Aux hommes politiques de redonner aux français un cap, de l’espoir. Ils doivent le faire en évitant de reprendre les thèmes du Front national dans les débats. C’est en vulgarisant qu’on les rend légitimes. Parlons de croissance, de sa perte d’influence en Europe et dans le monde. Arrêtons de parler immigration et sécurité, sinon ça va finir par faire croire que le FN avait raison. Il faut un programme économique et social que porte François Fillon pour redémarrer. La France est décrochée en Europe par rapport à l’Allemagne et la Grande Bretagne. Il y a des  réformes que nous avons sans cesse différées. Le pays a besoin d’alternance. L’Extrême droite n’a pas changé. Ne comptez pas sur moi pour faire la moindre concession au Front national. L’extrême droite est mon  ennemie, la gauche mon adversaire.

Donald Trump a été élu aux USA ; Gert Wilders battu aux Pays-Bas ; la Grande Bretagne quitte l’Europe. A quoi devrait-on s’attendre en France pour la présidentielle d’avril ?

Il y a une tentation populiste un peu partout qui est due aux crises économiques et identitaires. Mais le rôle des hommes politiques ne doit pas être d’entretenir cette peur. Ils doivent se dire : ‘‘Voilà ce que je souhaite pour mon pays dans dix ans et voilà comment je vais vous y conduire !’’ Il faut être visionnaire comme le Général De Gaulle et ne pas jeter de l’huile de feu auprès des populations qui sont parfois inquiètes à juste titre. Pour la France, il y a le chômage de masse que ce quinquennat n’a pas permis de résoudre. Ils sont inquiets, mais c’est aux hommes politiques de fixer le cap et d’arrêter de jouer sur les peurs, les appréhensions. Quand on joue sur les inquiétudes et les instincts, on cause des extrémismes.
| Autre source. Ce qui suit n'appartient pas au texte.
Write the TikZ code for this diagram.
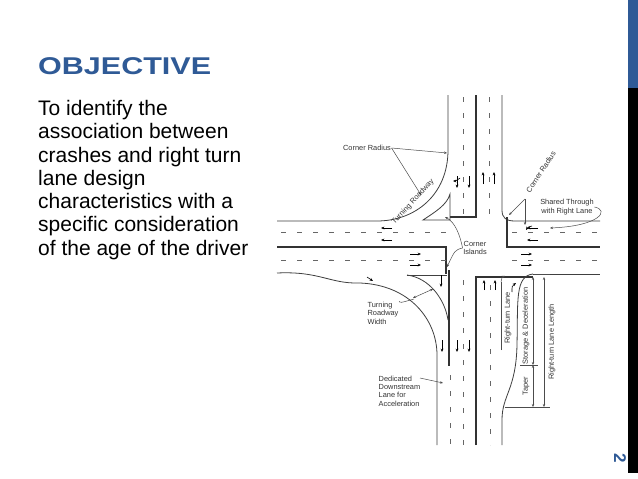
\documentclass[tikz,border=0pt]{standalone}
\usepackage{fontspec}
\setmainfont{Liberation Sans}
\usetikzlibrary{arrows.meta}
\definecolor{tblue}{HTML}{2F5A96}
\begin{document}
\begin{tikzpicture}[x=1pt,y=-1pt,
  edge/.style={line width=0.8pt,draw=black!75},
  med/.style={line width=1.4pt,draw=black!80},
  dsh/.style={line width=0.6pt,draw=black!60,dash pattern=on 5pt off 11pt},
  lbl/.style={font=\fontsize{7.4}{8.4}\selectfont,text=black!80,inner sep=0.5pt},
  ptr/.style={line width=0.5pt,draw=black!70,-{Stealth[length=3pt,width=2.4pt]}},
  lar/.style={line width=0.6pt,-{Stealth[length=3.4pt,width=2.8pt]}},
  body/.style={font=\fontsize{21}{23.3}\selectfont,anchor=north west,align=left,inner sep=0pt}]
\useasboundingbox (0,0) rectangle (638,479);
\fill[white] (0,0) rectangle (638,479);
% right strip
\fill[tblue] (628,0) rectangle (638,88);
\fill[black] (628,88) rectangle (638,473);
\node[font=\bfseries\fontsize{17}{17}\selectfont,text=tblue,rotate=-90] (pg) at (620,458) {2};
% title and text
\node[font=\bfseries\fontsize{25}{25}\selectfont,text=tblue,anchor=base west,inner sep=0pt,xscale=1.22,yscale=0.97] (title) at (38,74) {OBJECTIVE};
\node[body] (txt) at (38,100) {To identify the\\association between\\crashes and right turn\\lane design\\characteristics with a\\specific consideration\\of the age of the driver};
% ---------- roads -------------
\draw[edge] (448,95) -- (448,150) .. controls (448,195) and (415,221) .. (377,221) -- (277,221);
\draw[edge] (502,95) -- (502,210) .. controls (502,218) and (506,221) .. (515,221) -- (600,221);
\draw[med] (476,95) -- (476,217) -- (450,217);
\draw[med] (277,247) -- (446,247) -- (446,274);
\draw[med] (507,217) -- (507,247) -- (600,247);
\draw[edge] (277,273) .. controls (320,271) and (330,284) .. (360,283)
  .. controls (410,285) and (437,320) .. (437,355) -- (437,445);
\draw[edge] (407,275) -- (447,275);
\draw[edge] (407,275) .. controls (430,278) and (445,300) .. (448,320);
\draw[med] (449,270) -- (449,366);
\draw[med] (476,445) -- (476,277) -- (533,277);
\draw[edge] (533,274) -- (600,274);
\draw[edge] (533,274) .. controls (515,276) and (518,300) .. (517,345)
  .. controls (516,390) and (502,395) .. (502,420) -- (502,445);
\draw[edge] (423,220) .. controls (435,212) and (447,205) .. (450,194) -- (450,220) -- cycle;
% dashed lane lines
\draw[dsh] (463,97) -- (463,215);
\draw[dsh] (489,97) -- (489,221);
\draw[dsh] (281,232) -- (446,232);
\draw[dsh] (281,260) -- (446,260);
\draw[dsh] (512,232) -- (600,232);
\draw[dsh] (512,260) -- (600,260);
\draw[dsh] (463,280) -- (463,445);
\draw[dsh] (450,375) -- (450,445);
\draw[dsh] (490,285) -- (490,445);
% lane arrows
\draw[lar] (457,176) -- (457,188);
\draw[lar] (469,176) -- (469,188);
\draw[lar] (460,178) .. controls (456,181) .. (453,181);
\draw[lar] (483,184) -- (483,172);
\draw[lar] (494,184) -- (494,172);
\draw[lar] (392,228) -- (381,228);
\draw[lar] (392,240) -- (381,240);
\draw[lar] (410,254) -- (421,254);
\draw[lar] (410,265) -- (421,265);
\draw[lar] (538,228) -- (527,228);
\draw[lar] (538,240) -- (527,240);
\draw[lar] (521,254) -- (532,254);
\draw[lar] (521,265) -- (532,265);
\draw[lar] (532,226) .. controls (528,227) .. (526,230);
\draw[lar] (441,275) -- (441,287);
\draw[lar] (442,340) -- (442,352);
\draw[lar] (457,340) -- (457,352);
\draw[lar] (469,340) -- (469,352);
\draw[lar] (484,290) -- (484,280);
\draw[lar] (495,290) -- (495,280);
\draw[lar] (512,292) .. controls (512,286) .. (516,283);
\draw[lar] (367,277) -- (373,281);
% ---------- labels -------------
\node[lbl] (cr1) at (367,148) {Corner Radius};
\draw[ptr] (cr1.east) -- (447,153);
\draw[ptr] (cr1.east) -- (421,195);
\node[lbl,rotate=47] (tr) at (413,202) {Turning Roadway};
\node[lbl,rotate=57] (cr2) at (541,172) {Corner Radius};
\coordinate (cr2f) at (525,199);
\draw[ptr] (cr2f) -- (509,215);
\draw[ptr] (cr2f) -- (525,225);
\node[lbl,align=center] (st) at (567,207) {Shared Through\\with Right Lane};
\draw[ptr] (st.east) .. controls (610,210) and (600,226) .. (550,228);
\node[lbl,align=center] (ci) at (475,248) {Corner\\Islands};
\draw[ptr] (ci.west) .. controls (460,235) and (455,222) .. (445,217);
\draw[ptr] (ci.west) .. controls (455,250) .. (447,267);
\node[lbl,align=left] (trw) at (383,313) {Turning\\Roadway\\Width};
\draw[line width=0.5pt,draw=black!70] (trw.north east) .. controls (400,303) .. (414,299);
\draw[line width=0.5pt,draw=black!70,{Stealth[length=3pt,width=2.4pt]}-{Stealth[length=3pt,width=2.4pt]}] (413,298) -- (433,289);
\node[lbl,align=left,anchor=north west] (dd) at (378,375) {Dedicated\\Downstream\\Lane for\\Acceleration};
\draw[ptr] (420,378) -- (443,383);
\node[lbl,rotate=90] (rtl) at (508,318) {Right-turn Lane};
\draw[line width=0.5pt,draw=black!70] (501,350) -- (501,282);
\draw[ptr] (501,282) .. controls (502,277) .. (505,276);
\node[lbl,rotate=90,fill=white] (sd) at (526,326) {Storage \& Deceleration};
\node[lbl,rotate=90,fill=white] (tp) at (526,386) {Taper};
\node[lbl,rotate=90,fill=white] (rtll) at (552,342) {Right-turn Lane Length};
\coordinate (d1) at (533,277);
\coordinate (d2) at (533,365);
\coordinate (d3) at (533,407);
\coordinate (e1) at (544,277);
\coordinate (e2) at (544,407);
\draw[line width=0.5pt,draw=black!70,{Stealth[length=3pt,width=2.4pt]}-{Stealth[length=3pt,width=2.4pt]}] (d1) -- (d2);
\draw[line width=0.5pt,draw=black!70,{Stealth[length=3pt,width=2.4pt]}-{Stealth[length=3pt,width=2.4pt]}] (d2) -- (d3);
\draw[line width=0.5pt,draw=black!70,{Stealth[length=3pt,width=2.4pt]}-{Stealth[length=3pt,width=2.4pt]}] (e1) -- (e2);
\draw[line width=0.5pt,draw=black!70] (520,365) -- (538,365);
\draw[line width=0.5pt,draw=black!70] (505,407) -- (550,407);
\draw[line width=0.5pt,draw=black!70] (534,274) -- (550,274);
\end{tikzpicture}
\end{document}
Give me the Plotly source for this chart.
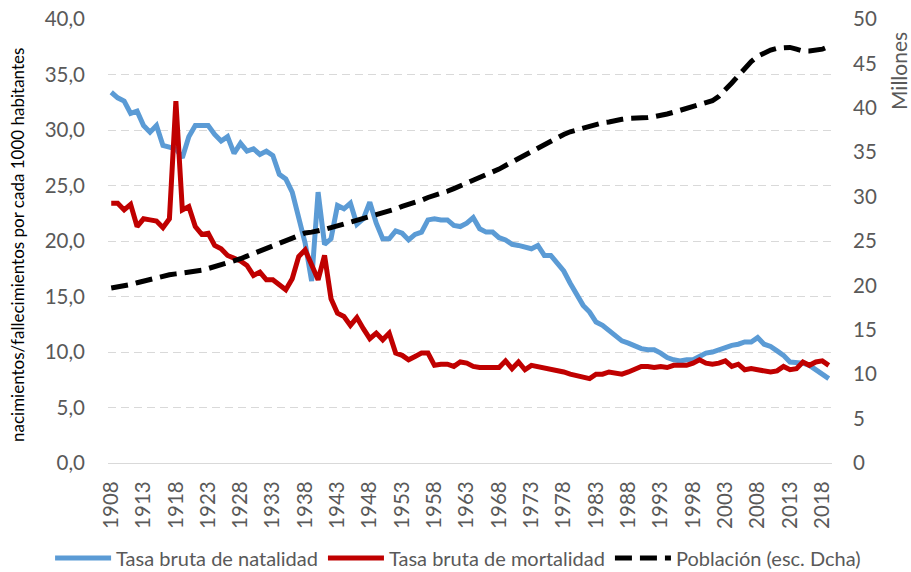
import plotly.graph_objects as go

years = list(range(1908, 2020))

natalidad = [
    33.4, 32.9, 32.6, 31.5, 31.7, 30.4, 29.8, 30.4, 28.6, 28.5,  # 1908-1917
    28.3, 27.5, 29.4, 30.4, 30.4, 30.4, 29.6, 29.0, 29.4, 27.9,  # 1918-1927
    28.8, 28.1, 28.3, 27.8, 28.1, 27.7, 26.0, 25.6, 24.4, 22.0,  # 1928-1937
    19.8, 16.4, 24.4, 19.7, 20.2, 23.2, 22.9, 23.4, 21.5, 22.0,  # 1938-1947
    23.5, 21.6, 20.2, 20.2, 20.9, 20.7, 20.1, 20.6, 20.8, 21.9,  # 1948-1957
    22.0, 21.9, 21.9, 21.4, 21.3, 21.6, 22.1, 21.1, 20.8, 20.8,  # 1958-1967
    20.3, 20.1, 19.7, 19.6, 19.5, 19.3, 19.6, 18.7, 18.7, 18.0,  # 1968-1977
    17.3, 16.2, 15.2, 14.2, 13.6, 12.7, 12.4, 11.9, 11.4, 11.0,  # 1978-1987
    10.8, 10.5, 10.3, 10.2, 10.2, 9.9, 9.5, 9.3, 9.2, 9.3,       # 1988-1997
    9.3, 9.6, 9.9, 10.0, 10.2, 10.5, 10.6, 10.7, 10.9, 10.9,     # 1998-2007
    11.3, 10.7, 10.5, 10.1, 9.7, 9.1, 9.1, 9.0, 8.8, 8.4,        # 2008-2017
    7.9, 7.6,                                                    # 2018-2019
]

mortalidad = [
    23.4, 23.4, 22.8, 23.3, 21.3, 22.0, 21.9, 21.8, 21.2, 22.0,  # 1908-1917
    32.6, 22.8, 23.1, 21.3, 20.6, 20.7, 19.6, 19.3, 18.7, 18.5,  # 1918-1927
    18.2, 17.8, 16.9, 17.2, 16.5, 16.5, 16.0, 15.6, 16.6, 18.6,  # 1928-1937
    19.2, 17.8, 16.5, 18.7, 14.8, 13.5, 13.2, 12.4, 13.1, 12.1,  # 1938-1947
    11.2, 11.7, 11.1, 11.7, 9.9, 9.7, 9.3, 9.6, 9.9, 9.9,        # 1948-1957
    8.8, 8.9, 8.9, 8.7, 9.1, 9.0, 8.7, 8.6, 8.6, 8.6,            # 1958-1967
    8.6, 9.2, 8.5, 9.1, 8.4, 8.8, 8.7, 8.6, 8.4, 8.3,            # 1968-1977
    8.2, 8.0, 7.9, 7.8, 7.6, 8.0, 8.0, 8.2, 8.1, 8.0,            # 1978-1987
    8.2, 8.5, 8.7, 8.7, 8.6, 8.7, 8.6, 8.8, 8.8, 8.8,            # 1988-1997
    9.0, 9.3, 9.0, 8.9, 9.0, 9.2, 8.7, 8.9, 8.4, 8.5,            # 1998-2007
    8.4, 8.3, 8.2, 8.3, 8.7, 8.4, 8.5, 9.1, 8.8, 9.1,            # 2008-2017
    9.2, 8.8,                                                    # 2018-2019
]

poblacion = [
    19.7, 19.8, 20.0, 20.1, 20.3, 20.5, 20.7, 20.8, 21.0, 21.2,  # 1908-1917
    21.3, 21.4, 21.4, 21.5, 21.7, 21.9, 22.1, 22.3, 22.5, 22.7,  # 1918-1927
    23.0, 23.3, 23.6, 23.9, 24.2, 24.5, 24.8, 25.1, 25.4, 25.7,  # 1928-1937
    25.9, 26.0, 26.1, 26.3, 26.5, 26.7, 26.9, 27.1, 27.3, 27.5,  # 1938-1947
    27.8, 28.0, 28.2, 28.4, 28.6, 28.9, 29.1, 29.4, 29.6, 29.9,  # 1948-1957
    30.1, 30.4, 30.6, 30.9, 31.2, 31.5, 31.8, 32.1, 32.5, 32.8,  # 1958-1967
    33.1, 33.5, 33.9, 34.3, 34.7, 35.1, 35.5, 35.9, 36.3, 36.7,  # 1968-1977
    37.0, 37.3, 37.5, 37.8, 37.9, 38.1, 38.3, 38.4, 38.6, 38.7,  # 1978-1987
    38.8, 38.8, 38.9, 38.9, 39.0, 39.1, 39.3, 39.5, 39.7, 39.9,  # 1988-1997
    40.1, 40.3, 40.5, 40.8, 41.3, 42.0, 42.8, 43.6, 44.5, 45.2,  # 1998-2007
    45.8, 46.2, 46.5, 46.7, 46.8, 46.8, 46.6, 46.4, 46.4, 46.5,  # 2008-2017
    46.6, 46.9,                                                  # 2018-2019
]

tick_years = list(range(1908, 2020, 5))
left_ticks = [0, 5, 10, 15, 20, 25, 30, 35, 40]
right_ticks = [0, 5, 10, 15, 20, 25, 30, 35, 40, 45, 50]

FONT = "Lato"
GRAY = "#595959"
TICK = 20.5

fig = go.Figure()
fig.add_trace(go.Scatter(
    x=years, y=natalidad, name="Tasa bruta de natalidad", mode="lines",
    line=dict(color="#5B9BD5", width=5),
))
fig.add_trace(go.Scatter(
    x=years, y=mortalidad, name="Tasa bruta de mortalidad", mode="lines",
    line=dict(color="#C00000", width=5),
))
fig.add_trace(go.Scatter(
    x=years, y=poblacion, name="Población (esc. Dcha)", mode="lines",
    line=dict(color="#000000", width=5, dash="17px,8px"), yaxis="y2",
))

fig.update_layout(
    width=911, height=572,
    margin=dict(l=108, r=79, t=19, b=109, autoexpand=False),
    paper_bgcolor="white", plot_bgcolor="white",
    separators=", ",
    font=dict(family=FONT, size=TICK, color=GRAY),
    showlegend=True,
    legend=dict(
        orientation="h", xref="paper", x=-0.08, xanchor="left",
        yref="paper", y=-0.214, yanchor="middle",
        font=dict(family=FONT, size=20, color=GRAY),
        itemwidth=56, tracegroupgap=0,
    ),
    xaxis=dict(
        range=[1907.5, 2019.5], tickmode="array", tickvals=tick_years,
        ticktext=[str(y) for y in tick_years], tickangle=-90,
        showgrid=False, zeroline=False, showline=True,
        linecolor="#D9D9D9", linewidth=1.3, ticks="",
        tickfont=dict(family=FONT, size=TICK, color=GRAY),
        ticklabelstandoff=9,
    ),
    yaxis=dict(
        range=[0, 40], tickmode="array", tickvals=left_ticks,
        tickformat=".1f", showgrid=True, gridcolor="#D9D9D9",
        griddash="8px,5px", gridwidth=1.3, zeroline=False, showline=False,
        ticks="", ticklabelstandoff=22,
        tickfont=dict(family=FONT, size=TICK, color=GRAY),
    ),
    yaxis2=dict(
        range=[0, 50], tickmode="array", tickvals=right_ticks,
        overlaying="y", side="right", showgrid=False, zeroline=False,
        showline=False, ticks="", ticklabelstandoff=20,
        tickfont=dict(family=FONT, size=TICK, color=GRAY),
    ),
    annotations=[
        dict(
            text="Millones", xref="paper", yref="paper",
            x=1.0, xshift=66, y=1.0, yshift=-52,
            xanchor="center", yanchor="middle", showarrow=False,
            textangle=-90, font=dict(family=FONT, size=21, color=GRAY),
        ),
        dict(
            text="nacimientos/fallecimientos por cada 1000 habitantes",
            xref="paper", yref="paper", x=0.0, xshift=-91, y=0.5, yshift=-4,
            xanchor="center", yanchor="middle", showarrow=False,
            textangle=-90, font=dict(family=FONT, size=17, color="#000000"),
        ),
    ],
)

fig.write_html("out.html", config={"displayModeBar": False},
               post_script="document.body.style.margin='0px';document.body.style.overflow='hidden';")
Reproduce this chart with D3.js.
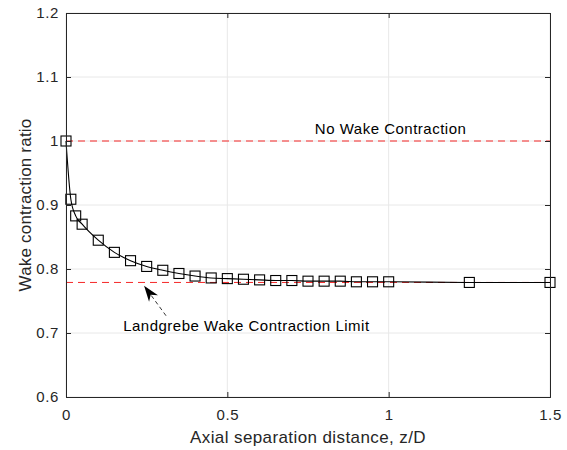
<!DOCTYPE html>
<html>
<head>
<meta charset="utf-8">
<script src="https://cdn.jsdelivr.net/npm/d3@7"></script>
<style>
  body { margin: 0; background: #fff; }
  svg text { font-family: "Liberation Sans", Arial, Helvetica, sans-serif; }
</style>
</head>
<body>
<div id="chart"></div>
<script>
// values
const zD = [0, 0.015, 0.03, 0.05, 0.1, 0.15, 0.2, 0.25, 0.3, 0.35, 0.4, 0.45, 0.5, 0.55, 0.6,
            0.65, 0.7, 0.75, 0.8, 0.85, 0.9, 0.95, 1.0, 1.25, 1.5];
const ratio = [1.0, 0.909, 0.883, 0.870, 0.845, 0.826, 0.813, 0.804, 0.798, 0.793, 0.789, 0.786,
               0.785, 0.784, 0.783, 0.782, 0.782, 0.781, 0.781, 0.781, 0.780, 0.780, 0.780, 0.779, 0.779];
const noContraction = 1.0;
const landgrebeLimit = 0.779;
const xTicks = [0, 0.5, 1, 1.5];
const yTicks = [0.6, 0.7, 0.8, 0.9, 1.0, 1.1, 1.2];

const W = 567, H = 450;
const margin = {top: 13, right: 17, bottom: 53, left: 66};
const w = W - margin.left - margin.right;
const h = H - margin.top - margin.bottom;

const svg = d3.select("#chart").append("svg")
  .attr("width", W).attr("height", H);
const g = svg.append("g").attr("transform", `translate(${margin.left},${margin.top})`);

const x = d3.scaleLinear().domain([0, 1.5]).range([0, w]);
const y = d3.scaleLinear().domain([0.6, 1.2]).range([h, 0]);

// grid
g.append("g").selectAll("line").data(xTicks).join("line")
  .attr("x1", d => x(d)).attr("x2", d => x(d)).attr("y1", 0).attr("y2", h)
  .attr("stroke", "#e8e8e8").attr("stroke-width", 1);
g.append("g").selectAll("line").data(yTicks).join("line")
  .attr("x1", 0).attr("x2", w).attr("y1", d => y(d)).attr("y2", d => y(d))
  .attr("stroke", "#e8e8e8").attr("stroke-width", 1);

// reference lines
[noContraction, landgrebeLimit].forEach(v => {
  g.append("line")
    .attr("x1", 0).attr("x2", w).attr("y1", y(v)).attr("y2", y(v))
    .attr("stroke", "#f52828").attr("stroke-width", 1)
    .attr("stroke-dasharray", "7,5");
});

// data line
g.append("path").datum(zD.map((d, i) => [d, ratio[i]]))
  .attr("fill", "none").attr("stroke", "#000").attr("stroke-width", 1.1)
  .attr("d", d3.line().x(d => x(d[0])).y(d => y(d[1])).curve(d3.curveMonotoneX));

// markers
const ms = 10;
g.append("g").selectAll("rect").data(zD).join("rect")
  .attr("x", d => x(d) - ms / 2).attr("y", (d, i) => y(ratio[i]) - ms / 2)
  .attr("width", ms).attr("height", ms)
  .attr("fill", "none").attr("stroke", "#000").attr("stroke-width", 1.1);

// axes (box with inward ticks)
const axCol = "#262626";
const tickLen = 5;
const xAxis = g.append("g").attr("transform", `translate(0,${h})`)
  .call(d3.axisBottom(x).tickValues(xTicks).tickSize(-tickLen).tickPadding(12).tickFormat(d3.format("")));
const yAxis = g.append("g")
  .call(d3.axisLeft(y).tickValues(yTicks).tickSize(-tickLen).tickPadding(7).tickFormat(d3.format("")));
const xTop = g.append("g")
  .call(d3.axisTop(x).tickValues(xTicks).tickSize(-tickLen).tickFormat(""));
const yRight = g.append("g").attr("transform", `translate(${w},0)`)
  .call(d3.axisRight(y).tickValues(yTicks).tickSize(-tickLen).tickFormat(""));
[xAxis, yAxis, xTop, yRight].forEach(a => {
  a.select(".domain").attr("stroke", axCol);
  a.selectAll(".tick line").attr("stroke", axCol);
  a.selectAll(".tick text").attr("fill", axCol)
    .style("font-size", "15px").style("letter-spacing", "0.6px");
});

// axis labels
svg.append("text")
  .attr("x", margin.left + w / 2).attr("y", 443)
  .attr("text-anchor", "middle").attr("fill", axCol)
  .style("font-size", "17px").style("letter-spacing", "0.4px")
  .text("Axial separation distance, z/D");
svg.append("text")
  .attr("transform", `translate(31,${margin.top + h / 2}) rotate(-90)`)
  .attr("text-anchor", "middle").attr("fill", axCol)
  .style("font-size", "17px").style("letter-spacing", "0.2px")
  .text("Wake contraction ratio");

// annotations
g.append("text")
  .attr("x", x(1.006)).attr("y", y(noContraction) - 7)
  .attr("text-anchor", "middle").attr("fill", "#000")
  .style("font-size", "15px").style("letter-spacing", "0.5px")
  .text("No Wake Contraction");
g.append("text")
  .attr("x", x(0.559)).attr("y", y(0.70) - 2)
  .attr("text-anchor", "middle").attr("fill", "#000")
  .style("font-size", "15px").style("letter-spacing", "0.5px")
  .text("Landgrebe Wake Contraction Limit");

// arrow
const tip = [x(0.242), y(0.774)];
const tail = [x(0.31), y(0.727)];
const ang = Math.atan2(tail[1] - tip[1], tail[0] - tip[0]);
const L = 16, hw = 5.5;
const bx = tip[0] + L * Math.cos(ang), by = tip[1] + L * Math.sin(ang);
const mx = tip[0] + L * 0.7 * Math.cos(ang), my = tip[1] + L * 0.7 * Math.sin(ang);
g.append("line")
  .attr("x1", tail[0]).attr("y1", tail[1]).attr("x2", mx).attr("y2", my)
  .attr("stroke", "#000").attr("stroke-width", 0.8).attr("stroke-dasharray", "4,3");
g.append("path")
  .attr("d", `M${tip[0]},${tip[1]}L${bx - hw * Math.sin(ang)},${by + hw * Math.cos(ang)}L${mx},${my}L${bx + hw * Math.sin(ang)},${by - hw * Math.cos(ang)}Z`)
  .attr("fill", "#000");
</script>
</body>
</html>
Comment instaurer une nouvelle politique africaine de la France sans qu’on ne pense à la Françafrique ?

On doit totalement dépasser ce paternalisme, cette ‘‘Françafrique’’. Les classes moyennes émergent. Il y a un rapport d’égalité. Je souhaite que le lien entre l’Afrique et la France ne se distende pas. Ce serait une erreur. C’est réciproque, toutes deux ont besoin l’une de l’autre. Nous devons le faire sur de nouvelles bases. La Françafrique reposait sur un système où la France décidait de ce qui devait se passer en Afrique. Ça, c’est terminé ! Nous ne sommes plus à l’ère postcoloniale, nous sommes à une autre époque. Nous avons des intérêts communs en revanche : la défense d’une langue, des intérêts économiques, des enjeux sécuritaires. Construisons un partenariat d’égal à égal en diversifiant les acteurs. Il y a la jeunesse, les Ong, la société civile qui ont vocation à être intégrées dans cette  relation à construire.

Que dites-vous aux Français de   la 9e circonscription ?

Je leur dis : vous avez été maltraités par le pouvoir socialiste qui vous a fait beaucoup de promesses qu’il n’a pas tenues. Les gens qui sont en difficulté d’un point de vue social le sont toujours. Les binationaux qui votent traditionnellement à gauche ont cru que la gauche allait leur donner plus de droits mais elle a essayé de leur imposer la déchéance de nationalité. Il faut tourner cette page. Je les invite à me suivre pour construire le projet d’une France forte qui rayonne dans le monde et qui est ouverte sur le monde. Si elle ne l’est pas, elle ne comptera plus dans le concert des nations.